Este tipo de libros abunda en anécdotas, que se muestran esenciales al que narra pasiones de coleccionista, como hizo el Ramón de Pombo cuando dio cuenta de su obsesión tertuliana: de ahí que tanto Pombo como La sagrada cripta de Pombo sea puro cotilleo impresionista. No de otra manera podía contarlo con justeza.
Pues bien, Bonilla realiza su anecdotario propio con consideraciones que sólo alguien que ha vivido la pasión del bibliófilo puede entenderlo, como cuando cuenta la faena que le hizo a Rafael Conte, y en el fondo a sí mismo, al adquirir un ejemplar por el que no sentía especial apego, y todo ello porque supo que el crítico estaba interesado en él. Esta anécdota brilla por su especial sentido capaz de describir las peculiares perversiones de que es capaz un bibliófilo.
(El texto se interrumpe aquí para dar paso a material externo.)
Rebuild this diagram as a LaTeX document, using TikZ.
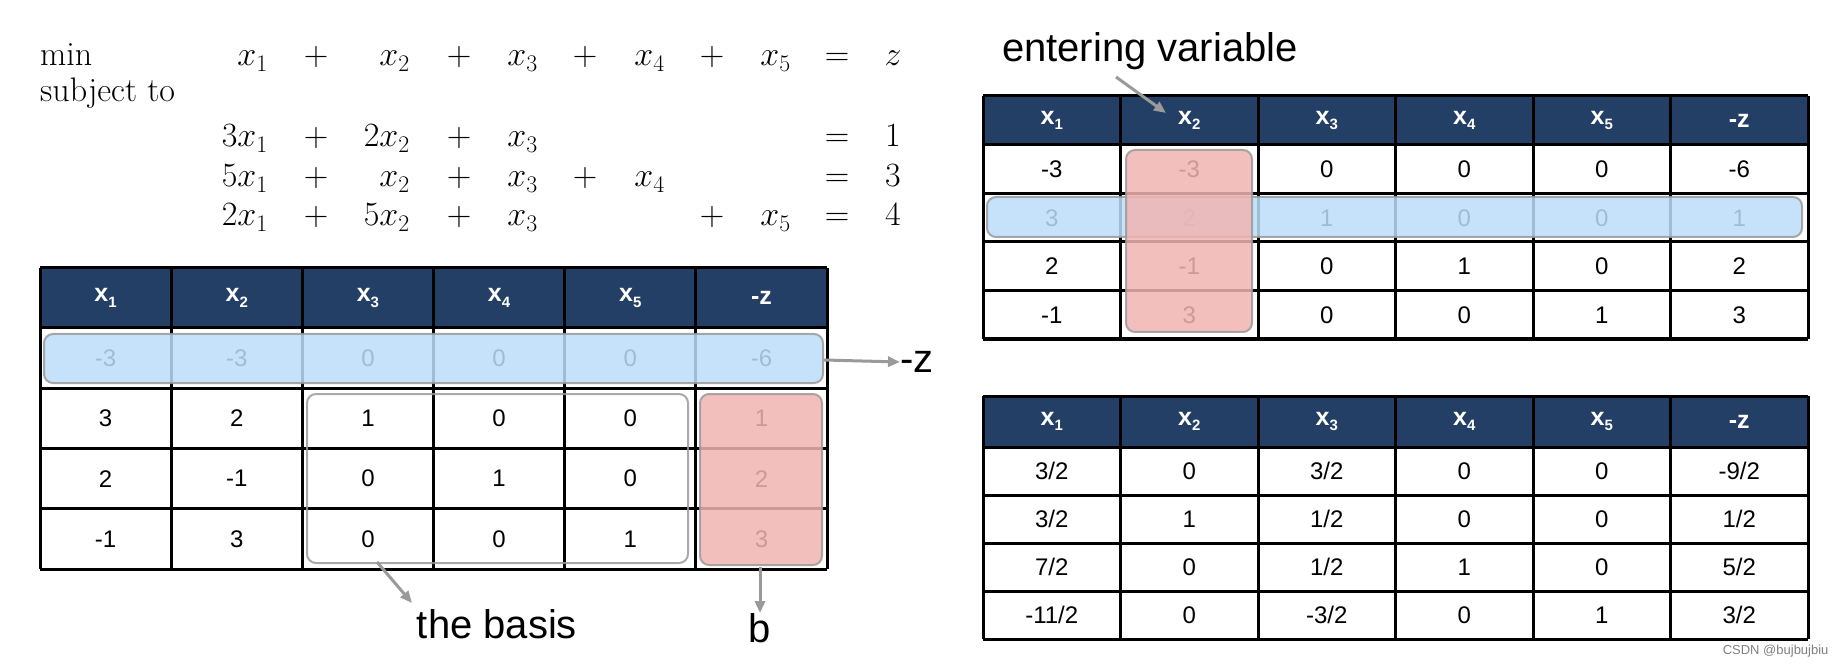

A mí, sin embargo, lo que más me gusta del libro es el modo en que Bonilla habla de la primera vez que se enfrentó con una colección de libros, la de su padre, una colección que es metáfora de casi todas las modestas que poblaban las casas de los años sesenta: “En mi casa libros había muy pocos, casi todos ellos del Círculo de Lectores, años sesenta y setenta, tapa dura, sobrecubierta de plástico. Recuerdo La ciudad y los perros de Vargas Llosa, con unos perros locos dibujados y con uniformes de militares, Cien años de soledad, con una mujer en una mecedora y sin título impreso en la cubierta… Recuerdo también La enciclopedia sexual de López Ibor. Y aparte dos libros de Helenio Herrera…”
Descubrir si en ese origen está el posterior destino es apasionante, pero motivo de otro libro.